In an alternate universe to 1940s Paris, the city runs on burning coal, and scientists are being captured by dark forces in order to research weapons for government. The brilliant April (voiced by Marion Cotillard) is a chemist living in secrecy with her talking cat Darwin. Spies, conspiracies, a search for parents, and the creation of a vital serum propel this twisty plot.
The smooth animation is constructed with crisp lines of meticulous detail. And fittingly, the backdrop of Paris along with its rulers are rendered in hazy greyscale, while the citizens and main characters are accentuated with beiges and deep reds, as if they're the only signs of life in a drab dystopia. The film certainly lives up to the "extraordinary" in its title. Tinged with a steampunk aesthetic and sci-fi eccentricity, the story sweeps into distinctly realized settings with frenetic chases and booming action. It's not afraid to get weird, either. The second half contains talking lizards that look like Dinobots. Seriously.
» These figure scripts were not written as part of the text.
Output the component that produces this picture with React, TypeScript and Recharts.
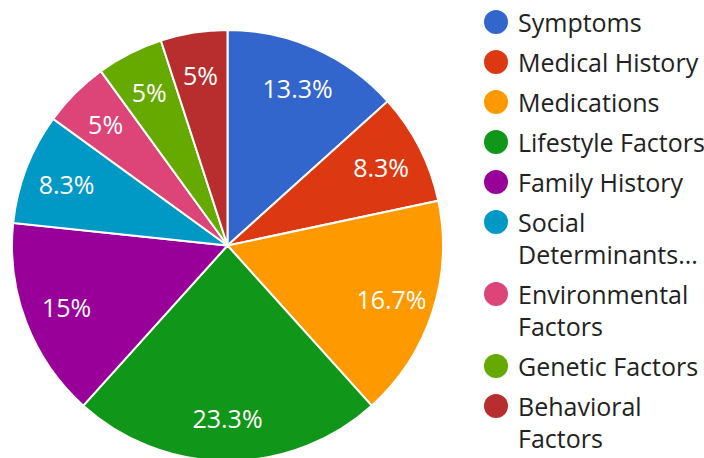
import { PieChart, Pie, Cell, Legend } from "recharts";

const categories = [
  "Symptoms",
  "Medical History",
  "Medications",
  "Lifestyle Factors",
  "Family History",
  "Social Determinants of Health",
  "Environmental Factors",
  "Genetic Factors",
  "Behavioral Factors",
];

// counts (out of 60)
const counts = [8, 5, 10, 14, 9, 5, 3, 3, 3];

const colors = [
  "#3366cc",
  "#dc3912",
  "#ff9900",
  "#109618",
  "#990099",
  "#0099c6",
  "#dd4477",
  "#66aa00",
  "#b82e2e",
];

const chartData = categories.map((name, i) => ({ name, value: counts[i] }));

const FONT = '"Open Sans", sans-serif';
const LEGEND_FONT_SIZE = 25;
const LEGEND_TEXT_WIDTH = 190;

const RADIAN = Math.PI / 180;

const measureCtx =
  typeof document !== "undefined"
    ? document.createElement("canvas").getContext("2d")
    : null;

// wrap legend text into lines, clamp to two lines with "..."
function wrapLabel(text: string, maxWidth: number, maxLines: number): string[] {
  if (!measureCtx) return [text];
  measureCtx.font = `${LEGEND_FONT_SIZE}px "Open Sans"`;
  const w = (s: string) => measureCtx.measureText(s).width;
  const words = text.split(" ");
  const lines: string[] = [];
  let cur = "";
  for (const word of words) {
    const next = cur ? cur + " " + word : word;
    if (!cur || w(next) <= maxWidth) cur = next;
    else {
      lines.push(cur);
      cur = word;
    }
  }
  if (cur) lines.push(cur);
  if (lines.length <= maxLines) return lines;
  const kept = lines.slice(0, maxLines);
  const parts = kept[maxLines - 1].split(" ");
  while (parts.length > 1 && w(parts.join(" ") + "...") > maxWidth) parts.pop();
  kept[maxLines - 1] = parts.join(" ") + "...";
  return kept;
}

const renderLabel = (props: any) => {
  const { cx, cy, midAngle, outerRadius, percent } = props;
  const r = outerRadius * 0.8;
  const x = cx + r * Math.cos(-midAngle * RADIAN);
  const y = cy + r * Math.sin(-midAngle * RADIAN);
  const pct = Math.round(percent * 1000) / 10;
  return (
    <text
      x={x}
      y={y}
      fill="#fff"
      textAnchor="middle"
      dominantBaseline="central"
      fontFamily={FONT}
      fontSize={25}
    >
      {`${pct}%`}
    </text>
  );
};

const renderLegend = (props: any) => {
  // keep the data order, not alphabetical
  const payload = [...(props.payload || [])].sort(
    (a: any, b: any) =>
      categories.indexOf(String(a.value)) - categories.indexOf(String(b.value))
  );
  return (
    <div style={{ fontFamily: FONT }}>
      {payload.map((entry: any, i: number) => {
        const lines = wrapLabel(String(entry.value), LEGEND_TEXT_WIDTH, 2);
        return (
          <div
            key={i}
            style={{ display: "flex", alignItems: "flex-start", marginBottom: 8 }}
          >
            <svg width={24} height={32} style={{ flex: "none" }}>
              <circle cx={12} cy={16} r={12} fill={entry.color} />
            </svg>
            <div
              style={{
                marginLeft: 10,
                fontSize: LEGEND_FONT_SIZE,
                lineHeight: "32px",
                color: "#222",
                whiteSpace: "nowrap",
              }}
            >
              {lines.map((l, j) => (
                <div key={j}>{l}</div>
              ))}
            </div>
          </div>
        );
      })}
    </div>
  );
};

export default function App() {
  return (
    <div
      style={{
        position: "absolute",
        left: 0,
        top: 0,
        width: 704,
        height: 458,
        overflow: "hidden",
        background: "#fff",
      }}
    >
      <PieChart
        width={704}
        height={458}
        margin={{ top: 0, right: 0, bottom: 0, left: 0 }}
      >
        <Pie
          data={chartData}
          dataKey="value"
          nameKey="name"
          cx={227.5}
          cy={245.5}
          outerRadius={215.5}
          startAngle={90}
          endAngle={-270}
          stroke="#fff"
          strokeWidth={2}
          label={renderLabel}
          labelLine={false}
          isAnimationActive={false}
        >
          {chartData.map((_, i) => (
            <Cell key={i} fill={colors[i]} />
          ))}
        </Pie>
        <Legend
          layout="vertical"
          align="right"
          verticalAlign="top"
          content={renderLegend}
          wrapperStyle={{ left: 484, top: 6, width: 220, right: "auto" }}
        />
      </PieChart>
    </div>
  );
}
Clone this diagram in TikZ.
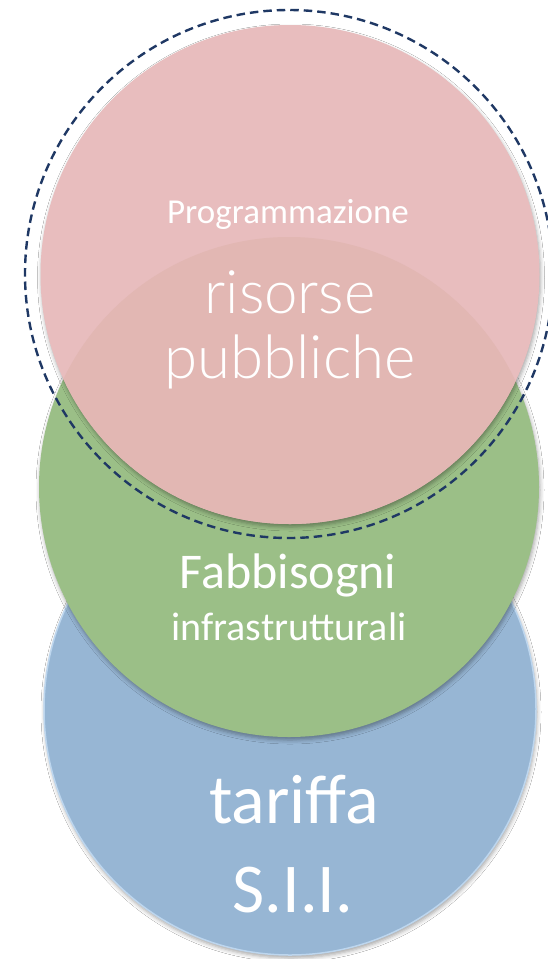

The narrative floats by with an ecological bend concerning energy and resources, as well as a hypothetical revisionist spin on technological developments. It's also an ode to the important powers of invention and innovation. April and the Extraordinary World didn't make me laugh super hard, nor did it strike heavy emotional gears like some of the bigger animated films from this year, but its wholly unique vision makes it worth the experiment.